[Material provided start]

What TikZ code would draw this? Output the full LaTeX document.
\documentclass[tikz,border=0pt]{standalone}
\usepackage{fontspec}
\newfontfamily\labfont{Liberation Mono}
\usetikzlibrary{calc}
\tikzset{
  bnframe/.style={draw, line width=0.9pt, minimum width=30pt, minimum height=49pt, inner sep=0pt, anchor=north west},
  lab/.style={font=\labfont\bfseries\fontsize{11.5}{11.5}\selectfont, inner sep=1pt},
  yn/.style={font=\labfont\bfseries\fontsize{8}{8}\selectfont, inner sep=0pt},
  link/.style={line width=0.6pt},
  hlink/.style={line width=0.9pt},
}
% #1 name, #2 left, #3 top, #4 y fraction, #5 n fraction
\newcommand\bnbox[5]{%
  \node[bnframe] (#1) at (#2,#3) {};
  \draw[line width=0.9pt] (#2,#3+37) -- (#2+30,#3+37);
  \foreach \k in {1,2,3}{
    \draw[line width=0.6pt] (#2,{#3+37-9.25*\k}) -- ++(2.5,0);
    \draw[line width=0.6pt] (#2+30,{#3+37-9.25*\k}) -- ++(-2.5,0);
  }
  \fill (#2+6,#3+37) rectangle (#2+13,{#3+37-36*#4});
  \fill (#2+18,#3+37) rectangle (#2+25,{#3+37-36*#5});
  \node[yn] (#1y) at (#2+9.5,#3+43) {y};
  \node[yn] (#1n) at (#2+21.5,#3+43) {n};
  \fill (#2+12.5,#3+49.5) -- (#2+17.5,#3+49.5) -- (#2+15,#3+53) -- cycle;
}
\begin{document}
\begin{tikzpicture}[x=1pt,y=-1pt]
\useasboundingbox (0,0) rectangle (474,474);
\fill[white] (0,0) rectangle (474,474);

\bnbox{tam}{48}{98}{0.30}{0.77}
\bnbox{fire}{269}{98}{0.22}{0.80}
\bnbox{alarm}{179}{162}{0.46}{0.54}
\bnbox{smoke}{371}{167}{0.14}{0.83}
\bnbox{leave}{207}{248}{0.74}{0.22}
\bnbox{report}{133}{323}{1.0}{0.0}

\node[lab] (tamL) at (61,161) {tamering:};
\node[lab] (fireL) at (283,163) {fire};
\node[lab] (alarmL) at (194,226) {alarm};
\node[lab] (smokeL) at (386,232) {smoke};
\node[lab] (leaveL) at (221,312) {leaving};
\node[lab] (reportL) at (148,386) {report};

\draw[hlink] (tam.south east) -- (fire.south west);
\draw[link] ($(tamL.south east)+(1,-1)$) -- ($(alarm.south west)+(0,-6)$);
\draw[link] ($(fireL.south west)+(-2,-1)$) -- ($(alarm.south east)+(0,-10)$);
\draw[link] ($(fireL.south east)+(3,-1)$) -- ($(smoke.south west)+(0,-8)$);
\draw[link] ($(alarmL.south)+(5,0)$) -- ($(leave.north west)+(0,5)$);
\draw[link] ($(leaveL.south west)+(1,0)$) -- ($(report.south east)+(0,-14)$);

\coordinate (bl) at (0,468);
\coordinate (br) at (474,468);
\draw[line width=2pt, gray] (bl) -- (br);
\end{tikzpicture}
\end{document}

[Material provided end]
[Material provided start]

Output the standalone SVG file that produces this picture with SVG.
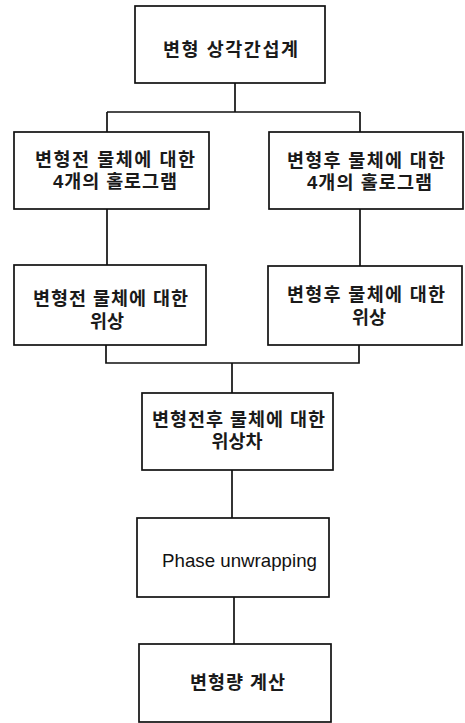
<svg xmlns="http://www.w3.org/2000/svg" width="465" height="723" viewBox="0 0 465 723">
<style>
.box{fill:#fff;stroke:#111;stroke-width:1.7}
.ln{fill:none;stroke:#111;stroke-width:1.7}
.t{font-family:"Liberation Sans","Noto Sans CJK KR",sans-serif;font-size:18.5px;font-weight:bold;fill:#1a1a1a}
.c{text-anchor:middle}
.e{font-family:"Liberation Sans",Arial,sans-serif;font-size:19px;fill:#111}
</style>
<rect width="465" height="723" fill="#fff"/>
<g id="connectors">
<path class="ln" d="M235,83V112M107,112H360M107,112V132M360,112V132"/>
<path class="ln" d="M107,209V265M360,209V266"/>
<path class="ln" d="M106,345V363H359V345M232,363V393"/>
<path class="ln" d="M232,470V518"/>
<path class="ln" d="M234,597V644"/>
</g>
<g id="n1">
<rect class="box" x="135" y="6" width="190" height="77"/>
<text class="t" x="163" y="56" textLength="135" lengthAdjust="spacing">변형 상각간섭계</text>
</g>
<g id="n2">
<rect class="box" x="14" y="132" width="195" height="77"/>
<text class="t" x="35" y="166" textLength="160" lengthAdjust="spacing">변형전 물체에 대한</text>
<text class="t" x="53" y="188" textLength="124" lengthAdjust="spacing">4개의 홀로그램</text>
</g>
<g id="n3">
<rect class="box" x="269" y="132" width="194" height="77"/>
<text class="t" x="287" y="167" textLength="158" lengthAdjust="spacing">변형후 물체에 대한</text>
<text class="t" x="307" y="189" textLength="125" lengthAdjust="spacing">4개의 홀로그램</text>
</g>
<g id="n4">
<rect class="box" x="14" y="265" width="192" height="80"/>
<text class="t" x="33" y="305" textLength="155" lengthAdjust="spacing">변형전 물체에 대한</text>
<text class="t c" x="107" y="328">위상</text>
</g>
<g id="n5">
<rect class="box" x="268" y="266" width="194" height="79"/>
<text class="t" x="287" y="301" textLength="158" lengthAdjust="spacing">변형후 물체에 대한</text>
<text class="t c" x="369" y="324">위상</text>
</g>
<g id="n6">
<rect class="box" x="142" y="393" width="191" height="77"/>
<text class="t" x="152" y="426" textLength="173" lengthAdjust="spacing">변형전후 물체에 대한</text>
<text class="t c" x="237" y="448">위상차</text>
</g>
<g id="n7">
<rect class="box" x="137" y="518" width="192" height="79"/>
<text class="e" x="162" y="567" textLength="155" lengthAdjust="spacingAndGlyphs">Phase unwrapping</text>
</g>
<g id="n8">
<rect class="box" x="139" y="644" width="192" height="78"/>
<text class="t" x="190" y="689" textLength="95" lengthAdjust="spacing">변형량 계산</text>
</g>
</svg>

[Material provided end]

# Work to complete
Gather each line in the entries above where the string "Output" is found.

# Written response
What TikZ code would draw this? Output the full LaTeX document.
Output the standalone SVG file that produces this picture with SVG.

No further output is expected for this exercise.